When the partnership’s internal structure changes, the statement should be updated. Adding a new partner who needs signing authority, removing someone who no longer should have it, or expanding or restricting the scope of authority for existing partners all call for a formal amendment filed through the same process as the original document.
A partnership can also cancel the statement entirely at any time. This makes sense when the business dissolves, converts to a different entity type, or simply decides the filing no longer serves its interests. The cancellation follows the same administrative route through the Secretary of State and, if the original was recorded at the county level, should be recorded there as well.
Even without affirmative cancellation, a statement of partnership authority expires automatically. It is canceled by operation of law five years after the date the statement, or its most recent amendment, was filed.1Justia Law. Maryland Corporations and Associations Code 9A-303 – Statement of Partnership Authority Partnerships that still need the protections after five years must refile. This is easy to forget, and a lapsed statement means the grants of authority it contained are no longer conclusive in favor of third parties.
RUPA Section 304 gives an escape valve to anyone who has been incorrectly named in a statement of partnership authority. A partner or any other person listed in the statement (or in the designated agent’s records) can file a statement of denial with the Secretary of State. The denial states the partnership’s name and the fact being denied, which can include a denial of the person’s status as a partner or a denial of the authority attributed to them.5National Conference of Commissioners on Uniform State Laws. Uniform Partnership Act (1997) – Section 304
The denial operates as a limitation on authority. For real property, that means it can provide constructive notice if properly recorded. For other transactions, it binds only those who actually know about it. Filing a denial is most commonly used when someone has been named as a partner without consent, or when a partner disagrees with how the statement characterizes their authority and wants to limit personal exposure.

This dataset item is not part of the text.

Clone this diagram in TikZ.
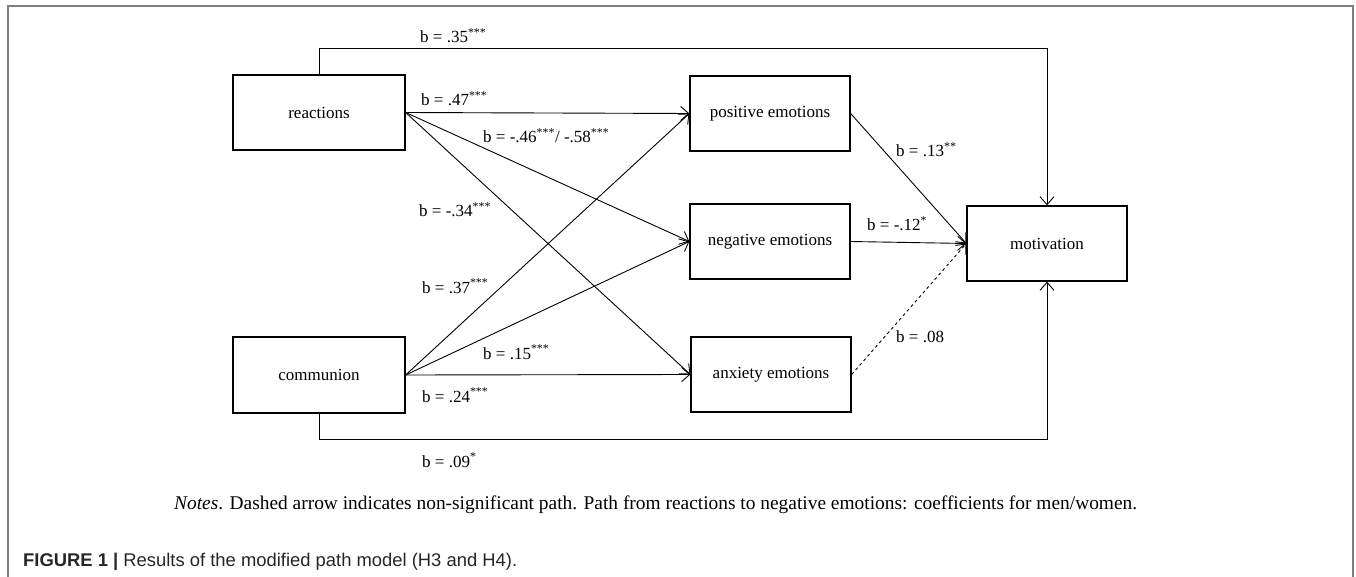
\documentclass[tikz,border=0pt]{standalone}
\usepackage{fontspec}
\setmainfont{Liberation Serif}
\newfontfamily\capfont{Liberation Sans}
\usetikzlibrary{arrows.meta}

\tikzset{
  box/.style={draw, rectangle, line width=1.3pt, minimum width=160pt, minimum height=75pt, inner sep=0pt, font=\fontsize{17}{20}\selectfont},
  arr/.style={-{Straight Barb[length=8pt,width=14pt]}, line width=0.9pt},
  coef/.style={anchor=base west, inner sep=0pt, font=\fontsize{17}{20}\selectfont}
}

\begin{document}
\begin{tikzpicture}[x=1pt,y=-1pt]
\useasboundingbox (0,0) rectangle (1356,577);
\draw[gray, line width=2pt] (8,577) -- (8,6) -- (1353,6) -- (1353,577);

\node[box, minimum width=172pt] (react) at (319,112.5) {reactions};
\node[box, minimum width=172pt, minimum height=76pt] (comm) at (319,375) {communion};
\node[box] (pos) at (770,113.5) {positive emotions};
\node[box] (neg) at (770,241.5) {negative emotions};
\node[box] (anx) at (771,374.5) {anxiety emotions};
\node[box] (motiv) at (1047,243.5) {motivation};

\draw[arr] (react.east) -- (pos.west);
\draw[arr] (react.east) -- (neg.west);
\draw[arr] (react.east) -- (anx.west);
\draw[arr] (comm.east) -- (pos.west);
\draw[arr] (comm.east) -- (neg.west);
\draw[arr] (comm.east) -- (anx.west);
\draw[arr] (pos.east) -- (motiv.west);
\draw[arr] (neg.east) -- (motiv.west);
\draw[arr, dashed] (anx.east) -- (motiv.west);
\draw[arr] (react.north) -- ++(0,-26) -| (motiv.north);
\draw[arr] (comm.south) -- ++(0,26) -| (motiv.south);

\node[coef] (c35) at (420,43) {b = .35\textsuperscript{***}};
\node[coef] (c47) at (421,106) {b = .47\textsuperscript{***}};
\node[coef] (c46) at (483,143) {b = -.46\textsuperscript{***}/ -.58\textsuperscript{***}};
\node[coef] (c34) at (419,217) {b = -.34\textsuperscript{***}};
\node[coef] (c37) at (422,293) {b = .37\textsuperscript{***}};
\node[coef] (c15) at (483,359) {b = .15\textsuperscript{***}};
\node[coef] (c24) at (422,402) {b = .24\textsuperscript{***}};
\node[coef] (c09) at (422,467) {b = .09\textsuperscript{*}};
\node[coef] (c13) at (896,157) {b = .13\textsuperscript{**}};
\node[coef] (c12) at (867,231) {b = -.12\textsuperscript{*}};
\node[coef] (c08) at (896,342) {b = .08};

\node[coef, font=\fontsize{19.4}{22}\selectfont] (notes) at (174,509) {\textit{Notes}. Dashed arrow indicates non-significant path. Path from reactions to negative emotions: coefficients for men/women.};
\node[coef, font=\capfont\fontsize{18.4}{22}\selectfont, text=black!85] (caption) at (23,566) {\textbf{FIGURE 1 |} Results of the modified path model (H3 and H4).};
\end{tikzpicture}
\end{document}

A partner’s departure doesn’t automatically update the public record, and this creates real risk. Under RUPA Section 702, a dissociated partner’s apparent authority to bind the partnership can linger for up to two years after the dissociation. During that window, if a third party doesn’t know about the departure and reasonably believes the person is still a partner, the partnership could be on the hook for transactions the former partner enters into.6National Conference of Commissioners on Uniform State Laws. Uniform Partnership Act (1997) – Section 702
The fix is filing a statement of dissociation under RUPA Section 704. Ninety days after that statement is filed, every non-partner is deemed to have notice of the dissociation, which cuts off the former partner’s apparent authority entirely.7National Conference of Commissioners on Uniform State Laws. Uniform Partnership Act (1997) – Section 704 RUPA does not set a specific deadline for filing the statement of dissociation, but waiting is a gamble. Every day between the departure and the 90-day notice period is a day the former partner could still create binding obligations. Partnerships that also have a statement of authority on file should amend it at the same time to remove the departing partner’s name from any grants of authority.